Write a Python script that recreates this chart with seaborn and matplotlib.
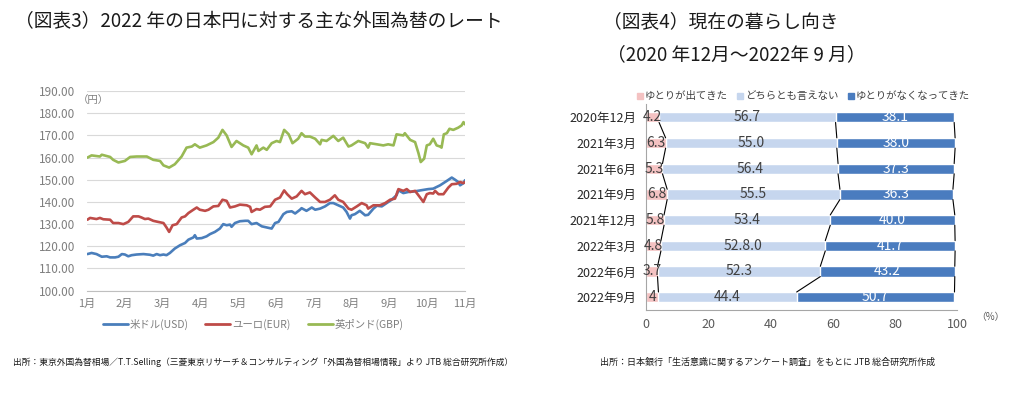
import numpy as np
import pandas as pd
import matplotlib
matplotlib.use("Agg")
import matplotlib.pyplot as plt
from matplotlib.lines import Line2D
import seaborn as sns

# ---- left chart: JPY rates in 2022 (x = months since 1 Jan) ----
usd_month = [0.02, 0.13, 0.26, 0.40, 0.53, 0.62, 0.75, 0.84, 0.93, 1.01, 1.10, 1.19, 1.32, 1.50, 1.67,
             1.76, 1.85, 1.94, 2.03, 2.11, 2.20, 2.33, 2.47, 2.60, 2.69, 2.82, 2.86, 2.91, 3.04, 3.17,
             3.26, 3.39, 3.52, 3.61, 3.70, 3.79, 3.83, 3.92, 4.05, 4.19, 4.27, 4.36, 4.49, 4.63, 4.76,
             4.89, 4.98, 5.07, 5.20, 5.29, 5.42, 5.51, 5.64, 5.68, 5.81, 5.95, 6.04, 6.17, 6.30, 6.43,
             6.52, 6.65, 6.78, 6.87, 6.96, 7.00, 7.09, 7.22, 7.36, 7.44, 7.58, 7.67, 7.80, 7.93, 8.06,
             8.19, 8.24, 8.37, 8.50, 8.68, 8.85, 9.03, 9.16, 9.34, 9.52, 9.65, 9.74, 9.82, 9.87, 9.96, 10.0]
usd_rate = [116.5, 117, 116.5, 115.3, 115.5, 115, 115, 115.3, 116.5, 116.3, 115.5, 116, 116.3, 116.5, 116.2,
            115.8, 116.5, 116, 116.3, 116, 117, 119, 120.5, 121.5, 123, 124, 125, 123.5, 123.7, 124.5,
            125.5, 126.5, 128, 130, 129.5, 129.8, 128.8, 130.5, 131.3, 131.5, 131.5, 130, 130.5, 129, 128.5,
            128, 130.5, 131, 134.5, 135.5, 135.8, 134.8, 136.5, 137.2, 136, 137.5, 136.5, 137, 138, 139.5,
            139.5, 138.5, 137.5, 135.5, 132.5, 134, 134.5, 136, 134, 134.2, 137, 138.3, 138, 139.5, 141,
            143, 145.3, 144, 144.5, 144.8, 145.3, 145.8, 146, 147.5, 149.5, 151, 150, 149, 147.5, 148.5, 149.8]

eur_month = [0.02, 0.09, 0.26, 0.35, 0.44, 0.62, 0.70, 0.84, 0.97, 1.10, 1.23, 1.37, 1.45, 1.54, 1.63,
             1.76, 1.89, 2.03, 2.11, 2.18, 2.27, 2.38, 2.51, 2.60, 2.69, 2.82, 2.91, 2.99, 3.13, 3.22,
             3.35, 3.48, 3.59, 3.70, 3.79, 3.92, 4.05, 4.23, 4.32, 4.36, 4.49, 4.58, 4.71, 4.85, 4.98,
             5.11, 5.22, 5.30, 5.42, 5.55, 5.68, 5.77, 5.90, 6.04, 6.17, 6.30, 6.43, 6.56, 6.65, 6.78,
             6.92, 7.00, 7.14, 7.27, 7.40, 7.44, 7.58, 7.75, 7.89, 8.02, 8.15, 8.24, 8.37, 8.46, 8.55,
             8.68, 8.77, 8.90, 8.99, 9.07, 9.16, 9.21, 9.30, 9.43, 9.56, 9.65, 9.78, 9.87, 9.96, 10.0]
eur_rate = [132, 132.8, 132.3, 132.8, 132.2, 132, 130.5, 130.5, 130, 131, 133.5, 133.5, 133, 132.3, 132.5,
            131.5, 131, 130.5, 128.5, 126.5, 129.5, 130, 133, 133.5, 135, 136.5, 137.5, 136.5, 136, 136.5,
            138, 138.2, 141, 140.5, 137.5, 138, 138.8, 138.5, 137.8, 135.5, 136.8, 136.5, 137.8, 138, 141,
            142, 145.2, 143.5, 141.5, 142.5, 145, 143.5, 144.3, 142, 140, 140, 141, 143, 141, 140,
            137, 136.5, 138, 139.5, 138.5, 137, 138.5, 138.5, 139.5, 141, 141.5, 145.8, 145, 145.8, 144.5,
            145, 143, 140, 143.5, 144, 143.8, 145, 143.5, 143.5, 146.5, 148, 148.2, 149, 148.5, 149]

gbp_month = [0.02, 0.13, 0.35, 0.40, 0.62, 0.70, 0.84, 1.01, 1.15, 1.32, 1.59, 1.76, 1.94, 2.03, 2.18,
             2.33, 2.51, 2.64, 2.78, 2.86, 2.99, 3.17, 3.35, 3.48, 3.59, 3.70, 3.83, 3.96, 4.14, 4.27,
             4.36, 4.49, 4.54, 4.67, 4.76, 4.89, 5.02, 5.11, 5.22, 5.34, 5.44, 5.59, 5.68, 5.77, 5.90,
             6.04, 6.17, 6.21, 6.34, 6.52, 6.65, 6.78, 6.92, 7.00, 7.18, 7.36, 7.44, 7.49, 7.67, 7.84,
             7.97, 8.11, 8.19, 8.37, 8.41, 8.55, 8.68, 8.77, 8.83, 8.92, 8.99, 9.07, 9.16, 9.25, 9.34,
             9.38, 9.44, 9.52, 9.59, 9.69, 9.82, 9.91, 9.96, 10.0]
gbp_rate = [160, 161, 160.5, 161.3, 160.3, 159, 157.8, 158.5, 160.3, 160.5, 160.5, 159, 158.5, 156.5, 155.5,
            157, 160.5, 164.5, 165, 166, 164.5, 165.5, 167, 169, 172.5, 170, 164.8, 167.5, 165.5, 164.5,
            161.5, 165.5, 163, 164.5, 163.5, 166.5, 167.5, 167, 172.5, 170.5, 166.5, 168.5, 171, 169.5, 169.5,
            168.5, 166, 168, 167.5, 169.8, 167.5, 169, 165, 165.5, 167.5, 166.5, 164.5, 166.5, 166, 165.5,
            166, 165.5, 170.5, 170, 171, 168, 167, 162, 158, 159.5, 165.5, 166, 168.5, 165.5, 165,
            164.5, 170.5, 171, 173, 172.5, 173.5, 174.5, 176, 175]

series_names = ["米ドル(USD)", "ユーロ(EUR)", "英ポンド(GBP)"]
series_colors = ["#4A7EBB", "#BE4B48", "#98B954"]
month_labels = [f"{m}月" for m in range(1, 12)]
yen_ticks = np.arange(100, 191, 10)

# ---- right chart: household living conditions survey ----
periods = ["2020年12月", "2021年3月", "2021年6月", "2021年9月",
           "2021年12月", "2022年3月", "2022年6月", "2022年9月"]
better = [4.2, 6.3, 5.3, 6.8, 5.8, 4.8, 3.7, 4.0]
neutral = [56.7, 55.0, 56.4, 55.5, 53.4, 52.8, 52.3, 44.4]
worse = [38.1, 38.0, 37.3, 36.3, 40.0, 41.7, 43.2, 50.7]
better_lbl = ["4.2", "6.3", "5.3", "6.8", "5.8", "4.8", "3.7", "4"]
neutral_lbl = ["56.7", "55.0", "56.4", "55.5", "53.4", "52.8.0", "52.3", "44.4"]
worse_lbl = ["38.1", "38.0", "37.3", "36.3", "40.0", "41.7", "43.2", "50.7"]
answer_names = ["ゆとりが出てきた", "どちらとも言えない", "ゆとりがなくなってきた"]
answer_colors = ["#F4C2C2", "#C6D6EE", "#4A7CBF"]

sns.set_style("white")
plt.rcParams["font.family"] = ["Noto Sans CJK JP", "DejaVu Sans"]

fig = plt.figure(figsize=(10.10, 3.96), dpi=100)

# ================= left: line chart =================
ax1 = fig.add_axes([0.0858, 0.266, 0.3746, 0.504])
frames = []
for name, m, r in zip(series_names, [usd_month, eur_month, gbp_month], [usd_rate, eur_rate, gbp_rate]):
    frames.append(pd.DataFrame({"month": m, "rate": r, "series": name}))
rates = pd.concat(frames, ignore_index=True)

sns.lineplot(data=rates, x="month", y="rate", hue="series", hue_order=series_names,
             palette=series_colors, estimator=None, linewidth=1.9, legend=False, ax=ax1)

ax1.set_xlim(0, 10)
ax1.set_ylim(100, 190)
ax1.set_yticks(yen_ticks)
ax1.set_yticklabels([f"{v:.2f}" for v in yen_ticks])
ax1.set_xticks(range(11))
ax1.set_xticklabels(month_labels)
ax1.set_xlabel("")
ax1.set_ylabel("")
ax1.grid(axis="y", color="#D9D9D9", linewidth=0.8)
ax1.grid(axis="x", visible=False)
for s in ["top", "right", "left"]:
    ax1.spines[s].set_visible(False)
ax1.spines["bottom"].set_color("#BFBFBF")
ax1.tick_params(axis="y", length=0, pad=8, labelsize=8.5, labelcolor="#7F7F7F")
ax1.tick_params(axis="x", length=3, color="#BFBFBF", pad=3, labelsize=8, labelcolor="#7F7F7F")
ax1.text(-0.024, 186, "（円）", transform=ax1.get_yaxis_transform(), ha="left", va="center",
         fontsize=7.5, color="#7F7F7F")

handles = [Line2D([], [], color=c, linewidth=2) for c in series_colors]
ax1.legend(handles, series_names, loc="center", bbox_to_anchor=(0.44, -0.167), ncol=3,
           frameon=False, fontsize=7.5, labelcolor="#7F7F7F", handlelength=2.4,
           handletextpad=0.2, columnspacing=1.6)

# ================= right: stacked bars =================
ax2 = fig.add_axes([0.6396, 0.2172, 0.3082, 0.519])
survey = pd.DataFrame({"period": periods, "better": better, "neutral": neutral, "worse": worse})
survey["c1"] = survey["better"]
survey["c2"] = survey["better"] + survey["neutral"]
survey["c3"] = survey["c2"] + survey["worse"]

bar_h = 0.4
for col, color in zip(["c3", "c2", "c1"], answer_colors[::-1]):
    sns.barplot(data=survey, x=col, y="period", order=periods, color=color,
                width=bar_h, saturation=1, orient="h", ax=ax2)

# series lines between bars
for col in ["c1", "c2", "c3"]:
    vals = survey[col].to_numpy()
    for i in range(len(periods) - 1):
        ax2.plot([vals[i], vals[i + 1]], [i + bar_h / 2, i + 1 - bar_h / 2],
                 color="black", linewidth=0.8, zorder=3)

# data labels
for i in range(len(periods)):
    c1, c2, c3 = survey.loc[i, ["c1", "c2", "c3"]]
    ax2.text(c1 / 2, i, better_lbl[i], ha="center", va="center", fontsize=10, color="#404040")
    ax2.text((c1 + c2) / 2, i, neutral_lbl[i], ha="center", va="center", fontsize=10, color="#404040")
    ax2.text((c2 + c3) / 2, i, worse_lbl[i], ha="center", va="center", fontsize=10, color="white")

ax2.set_xlim(0, 100)
ax2.set_ylim(len(periods) - 0.5, -0.5)
ax2.set_xticks(range(0, 101, 20))
ax2.set_xlabel("")
ax2.set_ylabel("")
for s in ["top", "right"]:
    ax2.spines[s].set_visible(False)
ax2.spines["bottom"].set_color("#A6A6A6")
ax2.spines["left"].set_color("#A6A6A6")
ax2.tick_params(axis="x", length=3, color="#A6A6A6", pad=3, labelsize=9, labelcolor="#595959")
ax2.tick_params(axis="y", length=0, pad=7, labelsize=9, labelcolor="#262626")
ax2.text(1.06, -0.035, "（%）", transform=ax2.transAxes, ha="left", va="center",
         fontsize=7, color="#595959")

sq = [Line2D([], [], linestyle="none", marker="s", markersize=4.5, color=c) for c in answer_colors]
ax2.legend(sq, answer_names, loc="center", bbox_to_anchor=(0.505, 1.04), ncol=3, frameon=False,
           fontsize=7.5, labelcolor="#404040", handlelength=0.6, handletextpad=0.15,
           columnspacing=0.9)

# ================= titles and sources =================
fig.text(15 / 1010, 1 - 22 / 396, "（図表3）2022 年の日本円に対する主な外国為替のレート",
         ha="left", va="center", fontsize=13.5, color="#1A1A1A")
fig.text(603 / 1010, 1 - 22 / 396, "（図表4）現在の暮らし向き",
         ha="left", va="center", fontsize=13.5, color="#1A1A1A")
fig.text(607 / 1010, 1 - 55 / 396, "（2020 年12月～2022年 9 月）",
         ha="left", va="center", fontsize=13.5, color="#1A1A1A")
fig.text(13 / 1010, 1 - 362 / 396,
         "出所：東京外国為替相場／T.T.Selling（三菱東京リサーチ＆コンサルティング「外国為替相場情報」より JTB 総合研究所作成）",
         ha="left", va="center", fontsize=6.3, color="#1A1A1A")
fig.text(600 / 1010, 1 - 362 / 396,
         "出所：日本銀行「生活意識に関するアンケート調査」をもとに JTB 総合研究所作成",
         ha="left", va="center", fontsize=6.5, color="#1A1A1A")

fig.savefig("out.png", dpi=100)
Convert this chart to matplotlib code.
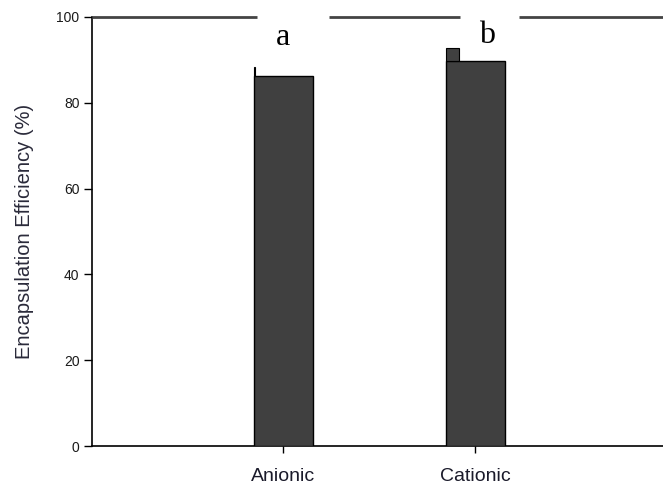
import matplotlib
matplotlib.use("Agg")
import matplotlib.pyplot as plt

# Data
categories = ["Anionic", "Cationic"]
efficiency = [86.2, 89.7]          # mean encapsulation efficiency (%)
upper_error = [88.3, 92.8]         # top of upper error mark (%)
letters = ["a", "b"]
y_ticks = [0, 20, 40, 60, 80, 100]

fig = plt.figure(figsize=(6.63, 4.93), dpi=100)
ax = fig.add_axes([92 / 663, 47 / 493, 571 / 663, 429 / 493])

x = list(range(len(categories)))
bar_w = 0.307
bar_color = "#404040"

ax.bar(x, efficiency, width=bar_w, color=bar_color, edgecolor="black",
       linewidth=1.0, zorder=3)

# upper error marks drawn at the left edge of each bar
err_w = [0.008, 0.068]
for xi, m, u, w in zip(x, efficiency, upper_error, err_w):
    ax.bar(xi - bar_w / 2, u - m, bottom=m, width=w, align="edge",
           color=bar_color, edgecolor="black", linewidth=0.8, zorder=3)

ax.set_xlim(-0.995, 1.979)
ax.set_ylim(0, 100)
ax.set_yticks(y_ticks)
ax.set_xticks(x)
ax.set_xticklabels(categories, fontsize=14, family="Liberation Sans",
                   color="#1a1a2a")
ax.set_yticklabels([str(t) for t in y_ticks], fontsize=10,
                   family="Liberation Sans", color="#1a1a1a")
ax.tick_params(axis="y", direction="out", length=6, width=1, pad=3)
ax.tick_params(axis="x", direction="out", length=5, width=1, pad=11)

ax.set_ylabel("Encapsulation Efficiency (%)", fontsize=14.5,
              family="Liberation Sans", color="#2a2a3a", labelpad=16)

for side in ("top", "right"):
    ax.spines[side].set_visible(False)
ax.spines["left"].set_linewidth(1.2)
ax.spines["bottom"].set_linewidth(1.2)

# top frame line, interrupted around the significance letters
gaps = [(-0.135, 0.24), (0.92, 1.23)]
segs = [(-0.995, gaps[0][0]), (gaps[0][1], gaps[1][0]), (gaps[1][1], 1.979)]
for a, b in segs:
    ax.plot([a, b], [100, 100], color="#444444", linewidth=2.0,
            solid_capstyle="butt", clip_on=False, zorder=4)

letter_x = [0.0, 1.06]
letter_y = [93.5, 94.0]
for lx, ly, t in zip(letter_x, letter_y, letters):
    ax.text(lx, ly, t, ha="center", va="baseline", fontsize=23,
            family="Liberation Serif", color="black", zorder=5)

fig.savefig("out.png", dpi=100)
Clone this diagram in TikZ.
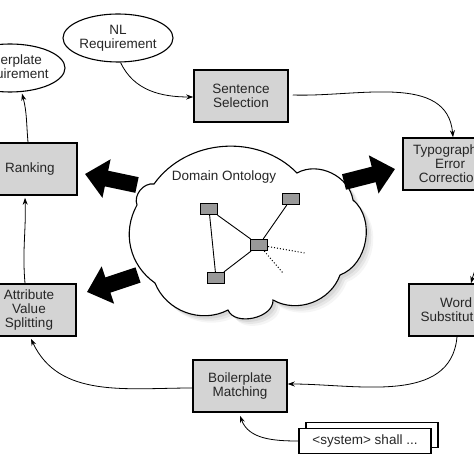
\documentclass[tikz,border=0pt]{standalone}
\usepackage{fontspec}
\setmainfont{Liberation Sans}
\usetikzlibrary{shapes.geometric,shadows,arrows.meta}

\begin{document}
\begin{tikzpicture}[x=1pt, y=1pt,
    every node/.style = {align=center, text=black!85,
      font=\fontsize{13.5}{14}\selectfont},
    proc/.style = {shape=rectangle, draw, line width=1.5pt,
      fill=black!17, minimum width=94pt, minimum height=52pt},
    req/.style = {shape=ellipse, draw, line width=1.1pt,
      fill=white, minimum width=110pt, minimum height=48pt, inner sep=0pt},
    doc/.style = {shape=rectangle, draw, line width=1.5pt,
      fill=white, minimum width=132pt, minimum height=25pt},
    concept/.style = {shape=rectangle, draw, line width=1.2pt,
      fill=black!40, minimum width=17pt, minimum height=11pt, inner sep=0pt},
    flow/.style = {line width=0.8pt, -{Stealth[length=7pt,width=5pt]}},
    bigarrow/.style = {line width=16pt, -{Triangle[length=22pt,width=38pt]}},
    cloudline/.style = {draw, line width=1.1pt, fill=white,
      drop shadow={shadow xshift=3pt, shadow yshift=-3pt, opacity=0.15},
      drop shadow={shadow xshift=5pt, shadow yshift=-5pt, opacity=0.12},
      drop shadow={shadow xshift=7pt, shadow yshift=-7pt, opacity=0.08}}]
    \useasboundingbox (0,0) rectangle (474,474);
    \clip (0,0) rectangle (474,474);

    % ontology cloud
    \path[cloudline] (154,290) to[bend left=50] (297,301)
      to[bend left=55] (353,274) to[bend left=60] (340,199)
      to[bend left=50] (273,174) to[bend left=80] (228,164)
      to[bend left=48] (155,191) to[bend left=42] (137,269)
      to[bend left=60] cycle;
    \node (dotitle) at (224,297) {Domain Ontology};
    \node[concept] (ca) at (209,265) {};
    \node[concept] (cb) at (291,275) {};
    \node[concept] (cc) at (259,229) {};
    \node[concept] (cd) at (216,196) {};
    \coordinate (cx) at (305,221);
    \coordinate (cy) at (283,201);
    \draw[line width=0.9pt] (ca) -- (cd) (ca) -- (cc) (cb) -- (cc) (cc) -- (cd);
    \draw[line width=1pt, dotted] (cc) -- (cx) (cc) -- (cy);

    % requirements and steps
    \node[req] (nl) at (118,436) {NL\\Requirement};
    \node[req] (bpr) at (10,406) {Boilerplate\\Requirement};
    \node[proc] (ss) at (241,378) {Sentence\\Selection};
    \node[proc] (typo) at (450,310) {Typographic\\Error\\Correction};
    \node[proc] (ws) at (456,164) {Word\\Substitution};
    \node[proc] (bm) at (240,88) {Boilerplate\\Matching};
    \node[proc] (avs) at (29,164) {Attribute\\Value\\Splitting};
    \node[proc] (rank) at (30,305) {Ranking};
    \node[doc] (sysback) at (372,39) {};
    \node[doc] (sys) at (365,33) {<system> shall ...};

    % flow
    \draw[flow] (nl.-84) to[out=-65,in=180] ([yshift=-1pt]ss.west);
    \draw[flow] ([xshift=4pt,yshift=1pt]ss.east) to[out=-2,in=95] ([xshift=3pt]typo.north);
    \draw[flow] (typo.east) to[out=-10,in=75] ([xshift=15pt]ws.north);
    \draw[flow] ([xshift=1pt]ws.south) to[out=-95,in=0] ([yshift=2pt]bm.east);
    \draw[flow] (sys.west) to[out=180,in=-70] ([yshift=-3pt]bm.south);
    \draw[flow] ([yshift=-2pt]bm.west) to[out=180,in=-65] ([xshift=2pt,yshift=-2pt]avs.south);
    \draw[flow] ([xshift=-4pt]avs.north) to[out=95,in=-88] ([xshift=-5pt,yshift=-2pt]rank.south);
    \draw[flow] ([xshift=-2pt]rank.north) to[out=95,in=-75] ([xshift=12pt,yshift=-1pt]bpr.south);

    % ontology feeds
    \coordinate (fr) at (137,289);
    \coordinate (tr) at (85,300);
    \coordinate (fa) at (138,199);
    \coordinate (ta) at (87,182);
    \coordinate (ft) at (344,292);
    \coordinate (tt) at (395,305);
    \draw[bigarrow] (fr) -- (tr);
    \draw[bigarrow] (fa) -- (ta);
    \draw[bigarrow] (ft) -- (tt);
\end{tikzpicture}
\end{document}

◆ ◆ ◆ ◆ ◆

__EXERCISE TASK__. Please reproduce the listing exactly from its opening line through the line that contains "import seaborn as sns", both included, with all pictures omitted.

__TASK RESPONSE__.
Write a Python script that recreates this chart with seaborn and matplotlib.
import numpy as np
import pandas as pd
import matplotlib
matplotlib.use("Agg")
import matplotlib.pyplot as plt
from matplotlib.lines import Line2D
import seaborn as sns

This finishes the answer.